The reference points in the segmental string against which F0 alignment patterns were measured are all points that have proved to be relevant in previous studies for consistently describing temporal shapes of pitch accents and reliably detecting phonological, dialectal, and structural differences between them (Ladd 2008 for a summary). Moreover, the reference points selected here are consistent with the conclusion of Schepman et al. (2006: 1) that “tonal alignment is best expressed relative to a nearby segmental landmark”.
F0-peak maxima and peak durations (i.e., the durations of the high F0 sections in between rise offset and fall onset; see Figure 4) were always easily measurable. If the same F0 maximum value occurred two or more times within a high F0 section, which happened in only 9 (i.e., 4.8%) of our 186 tokens, then we applied a common method and defined the first value as the peak maximum (e.g., Braun 2005). Note that the rising and falling F0 ranges were not calculated with reference to the F0-peak maximum. Rather, we took the onsets and offsets of the high F0 section as points of reference (see Figure 4). Thus the range of the rise was the F0 difference between rise onset and onset of the high F0 section. Likewise, the range of the fall was the F0 difference between fall offset and offset of the high F0 section.

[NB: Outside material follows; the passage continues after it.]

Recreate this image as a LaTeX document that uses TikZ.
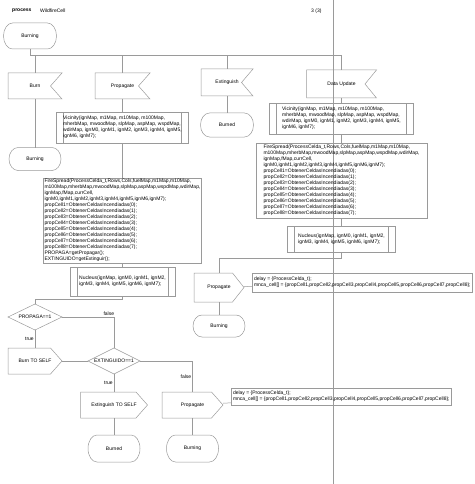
\documentclass[tikz,border=0pt]{standalone}
\usepackage{fontspec}
\setmainfont{Liberation Sans}
\usetikzlibrary{shapes.geometric}
\definecolor{linegray}{HTML}{9A9A9A}

\makeatletter
\def\sdlanchors{%
  \inheritsavedanchors[from=rectangle]%
  \inheritanchorborder[from=rectangle]%
  \inheritanchor[from=rectangle]{center}%
  \inheritanchor[from=rectangle]{north}%
  \inheritanchor[from=rectangle]{south}%
  \inheritanchor[from=rectangle]{east}%
  \inheritanchor[from=rectangle]{west}%
  \inheritanchor[from=rectangle]{north east}%
  \inheritanchor[from=rectangle]{north west}%
  \inheritanchor[from=rectangle]{south east}%
  \inheritanchor[from=rectangle]{south west}%
  \inheritanchor[from=rectangle]{mid}%
  \inheritanchor[from=rectangle]{base}}
\def\sdlbox{%
  \southwest\edef\sdlL{\the\pgf@x}\edef\sdlB{\the\pgf@y}%
  \northeast\edef\sdlR{\the\pgf@x}\edef\sdlT{\the\pgf@y}%
  \pgf@xc=\sdlL\advance\pgf@xc by9pt\edef\sdlS{\the\pgf@xc}%
  \pgf@xc=\sdlR\advance\pgf@xc by-9pt\edef\sdlE{\the\pgf@xc}%
  \pgf@xc=\sdlL\advance\pgf@xc by7pt\edef\sdlP{\the\pgf@xc}%
  \pgf@xc=\sdlR\advance\pgf@xc by-7pt\edef\sdlQ{\the\pgf@xc}%
  \pgf@xc=\sdlR\advance\pgf@xc by-11.5pt\edef\sdlK{\the\pgf@xc}%
  \pgf@yc=\sdlT\advance\pgf@yc by-\sdlB\divide\pgf@yc by2\edef\sdlH{\the\pgf@yc}%
  \advance\pgf@yc by\sdlB\edef\sdlM{\the\pgf@yc}}
\pgfdeclareshape{sdl state}{\sdlanchors
  \backgroundpath{\sdlbox
    \pgfpathmoveto{\pgfqpoint{\sdlS}{\sdlT}}%
    \pgfpathlineto{\pgfqpoint{\sdlE}{\sdlT}}%
    \pgfpatharc{90}{-90}{9pt and \sdlH}%
    \pgfpathlineto{\pgfqpoint{\sdlS}{\sdlB}}%
    \pgfpatharc{270}{90}{9pt and \sdlH}%
    \pgfpathclose}}
\pgfdeclareshape{sdl input}{\sdlanchors
  \backgroundpath{\sdlbox
    \pgfpathmoveto{\pgfqpoint{\sdlL}{\sdlB}}%
    \pgfpathlineto{\pgfqpoint{\sdlL}{\sdlT}}%
    \pgfpathlineto{\pgfqpoint{\sdlR}{\sdlT}}%
    \pgfpathlineto{\pgfqpoint{\sdlK}{\sdlM}}%
    \pgfpathlineto{\pgfqpoint{\sdlR}{\sdlB}}%
    \pgfpathclose}}
\pgfdeclareshape{sdl output}{\sdlanchors
  \backgroundpath{\sdlbox
    \pgfpathmoveto{\pgfqpoint{\sdlL}{\sdlB}}%
    \pgfpathlineto{\pgfqpoint{\sdlL}{\sdlT}}%
    \pgfpathlineto{\pgfqpoint{\sdlK}{\sdlT}}%
    \pgfpathlineto{\pgfqpoint{\sdlR}{\sdlM}}%
    \pgfpathlineto{\pgfqpoint{\sdlK}{\sdlB}}%
    \pgfpathclose}}
\pgfdeclareshape{sdl call}{\sdlanchors
  \backgroundpath{\sdlbox
    \pgfpathmoveto{\pgfqpoint{\sdlL}{\sdlB}}%
    \pgfpathlineto{\pgfqpoint{\sdlL}{\sdlT}}%
    \pgfpathlineto{\pgfqpoint{\sdlR}{\sdlT}}%
    \pgfpathlineto{\pgfqpoint{\sdlR}{\sdlB}}%
    \pgfpathclose
    \pgfpathmoveto{\pgfqpoint{\sdlP}{\sdlB}}%
    \pgfpathlineto{\pgfqpoint{\sdlP}{\sdlT}}%
    \pgfpathmoveto{\pgfqpoint{\sdlQ}{\sdlB}}%
    \pgfpathlineto{\pgfqpoint{\sdlQ}{\sdlT}}}}
\makeatother

\begin{document}
\begin{tikzpicture}[x=1pt,y=-1pt,
    every node/.style={font=\fontsize{5}{6}\selectfont},
    sdl/.style={draw=linegray,line width=.5pt,outer sep=0pt,inner sep=1pt},
    sdlstate/.style={sdl,shape=sdl state},
    sdlin/.style={sdl,shape=sdl input},
    sdlout/.style={sdl,shape=sdl output},
    sdlcall/.style={sdl,shape=sdl call,align=left},
    sdltask/.style={sdl,rectangle,align=left},
    sdldec/.style={sdl,diamond,aspect=2,inner sep=0pt},
    sdlnote/.style={sdl,rectangle,align=left,anchor=west,inner xsep=2pt},
    lbl/.style={inner sep=1pt},
    flow/.style={draw=linegray,line width=.5pt}]
\useasboundingbox (0,0) rectangle (474,484);
\draw[flow] (333,0) -- (333,484);
\node[lbl,anchor=west,font=\bfseries\fontsize{5}{6}\selectfont] (kind) at (11,11) {process};
\node[lbl,anchor=west] (procname) at (39,11) {WildfireCell};
\node[lbl,anchor=west] (page) at (310,11) {3 (3)};

\node[sdlstate,minimum width=53,minimum height=26] (start) at (30,36) {Burning};
\coordinate (bus) at (30,55);
\node[sdlin,minimum width=54,minimum height=26] (inBurn) at (35,86) {Burn};
\node[sdlin,minimum width=55,minimum height=26] (inProp) at (122.5,86) {Propagate};
\node[sdlin,minimum width=52,minimum height=27] (inExt) at (227,82.5) {Extinguish};
\node[sdlin,minimum width=70,minimum height=28] (inUpdate) at (341.5,84) {Data Update};

\node[sdlstate,minimum width=52,minimum height=23] (stBurning1) at (35,159) {Burning};
\node[sdlcall,minimum width=132,minimum height=31] (vic1) at (122.5,127.5)
  {Vicinity(ignMap, m1Map, m10Map, m100Map,\\mherbMap, mwoodMap, slpMap, aspMap, wspdMap,\\wdirMap, ignM0, ignM1, ignM2, ignM3, ignM4, ignM5,\\ignM6, ignM7);};
\node[sdltask,minimum width=156,minimum height=85] (fire1) at (122.5,220.5)
  {FireSpread(ProcessCelda\_t,Rows,Cols,fuelMap,m1Map,m10Map,\\m100Map,mherbMap,mwoodMap,slpMap,aspMap,wspdMap,wdirMap,\\ignMap,fMap,currCell,\\ignM0,ignM1,ignM2,ignM3,ignM4,ignM5,ignM6,ignM7);\\propCell1=ObtenerCeldasIncendiadas(0);\\propCell2=ObtenerCeldasIncendiadas(1);\\propCell3=ObtenerCeldasIncendiadas(2);\\propCell4=ObtenerCeldasIncendiadas(3);\\propCell5=ObtenerCeldasIncendiadas(4);\\propCell6=ObtenerCeldasIncendiadas(5);\\propCell7=ObtenerCeldasIncendiadas(6);\\propCell8=ObtenerCeldasIncendiadas(7);\\PROPAGA=getPropagar();\\EXTINGUIDO=getExtinguir();};
\node[sdlcall,minimum width=105,minimum height=29] (nuc1) at (122.5,281.5)
  {Nucleus(ignMap, ignM0, ignM1, ignM2,\\ignM3, ignM4, ignM5, ignM6, ignM7);};
\coordinate (join1) at (122.5,299);

\node[sdlstate,minimum width=53,minimum height=24] (stBurned1) at (227,125) {Burned};

\node[sdlcall,minimum width=144,minimum height=31] (vic2) at (341.5,118.5)
  {Vicinity(ignMap, m1Map, m10Map, m100Map,\\mherbMap, mwoodMap, slpMap, aspMap, wspdMap,\\wdirMap, ignM0, ignM1, ignM2, ignM3, ignM4, ignM5,\\ignM6, ignM7);};
\node[sdltask,minimum width=171,minimum height=75] (fire2) at (341.5,180.5)
  {FireSpread(ProcessCelda\_t,Rows,Cols,fuelMap,m1Map,m10Map,\\m100Map,mherbMap,mwoodMap,slpMap,aspMap,wspdMap,wdirMap,\\ignMap,fMap,currCell,\\ignM0,ignM1,ignM2,ignM3,ignM4,ignM5,ignM6,ignM7);\\propCell1=ObtenerCeldasIncendiadas(0);\\propCell2=ObtenerCeldasIncendiadas(1);\\propCell3=ObtenerCeldasIncendiadas(2);\\propCell4=ObtenerCeldasIncendiadas(3);\\propCell5=ObtenerCeldasIncendiadas(4);\\propCell6=ObtenerCeldasIncendiadas(5);\\propCell7=ObtenerCeldasIncendiadas(6);\\propCell8=ObtenerCeldasIncendiadas(7);};
\node[sdlcall,minimum width=108,minimum height=26] (nuc2) at (341.5,239)
  {Nucleus(ignMap, ignM0, ignM1, ignM2,\\ignM3, ignM4, ignM5, ignM6, ignM7);};
\coordinate (join2) at (341.5,258);
\node[sdlout,minimum width=50,minimum height=29] (outPropA) at (219,287.5) {Propagate};
\node[sdlnote,minimum height=19] (noteA) at (252,282.5)
  {delay = \{ProcessCelda\_t\};\\mnca\_cell[] = \{propCell1,propCell2,propCell3,propCell4,propCell5,propCell6,propCell7,propCell8\};};
\node[sdlstate,minimum width=52,minimum height=22] (stBurning2) at (219,326) {Burning};

\node[sdldec,minimum width=54,minimum height=26] (decProp) at (35,317) {PROPAGA==1};
\node[sdlout,minimum width=54,minimum height=26] (outBurnSelf) at (35,361) {Burn TO SELF};
\node[sdldec,minimum width=52,minimum height=26] (decExt) at (114,361) {EXTINGUIDO==1};
\node[sdlout,minimum width=67,minimum height=26] (outExtSelf) at (114,405) {Extinguish TO SELF};
\node[sdlout,minimum width=61,minimum height=26] (outPropB) at (192.5,405) {Propagate};
\node[sdlnote,minimum height=17] (noteB) at (231,396.5)
  {delay = \{ProcessCelda\_t\};\\mnca\_cell[] = \{propCell1,propCell2,propCell3,propCell4,propCell5,propCell6,propCell7,propCell8\};};
\node[sdlstate,minimum width=52,minimum height=27] (stBurned2) at (114,448.5) {Burned};
\node[sdlstate,minimum width=52,minimum height=27] (stBurning3) at (192.5,448.5) {Burning};

\draw[flow] (start) -- (bus);
\foreach \n in {inBurn,inProp,inExt,inUpdate}
  \draw[flow] (bus) -| (\n);
\draw[flow] (inBurn) -- (stBurning1);
\draw[flow] (inProp) -- (vic1) -- (fire1) -- (nuc1) -- (join1) -| (decProp);
\draw[flow] (inExt) -- (stBurned1);
\draw[flow] (inUpdate) -- (vic2) -- (fire2) -- (nuc2) -- (join2) -| (outPropA);
\draw[flow] (outPropA) -- (stBurning2);
\draw[flow] (outPropA) -- (noteA);
\draw[flow] (decProp) -| node[lbl,pos=.45,above] {false} (decExt);
\draw[flow] (decProp) -- node[lbl,left] {true} (outBurnSelf);
\draw[flow] (outBurnSelf) -- (decExt);
\draw[flow] (decExt) -- node[lbl,left] {true} (outExtSelf);
\draw[flow] (decExt) -| node[lbl,pos=.75,left] {false} (outPropB);
\draw[flow] (outExtSelf) -- (stBurned2);
\draw[flow] (outPropB) -- (stBurning3);
\draw[flow] (outPropB) -- (noteB);
\end{tikzpicture}
\end{document}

The 1-st step, by which the beginning and ending points of peak duration were determined, was chosen with reference to experiments like those of Pierrehumbert (1979), ’t Hart (1981), and Mack and Gold (1986). They show that 1-st intervals are about the minimum pitch changes that hearers can detect in speech stimuli. Under psychoacoustic conditions, i.e., for stimuli with constant spectral properties like steady tones or synthetic vowels, the listeners’ sensitivity to pitch changes can be much smaller than 1 st (Lehiste 1970). However, speech is a continuously changing, highly dynamic signal, and these cognitively more demanding conditions increase the just noticeable difference for pitch changes considerably. ’t Hart (1981: 811) arrives at the conclusion that “only differences of more than 3 semitones play a part in communicative situations”. Against this background, we consider our 1-st threshold a conservative estimate. Some studies used slightly different semitone thresholds for defining pitch plateaux, but as Knight and Nolan (2006: 24) point out with reference to their pilot analyses, “there is not a great deal of difference between plateaux identified according to these different measures”.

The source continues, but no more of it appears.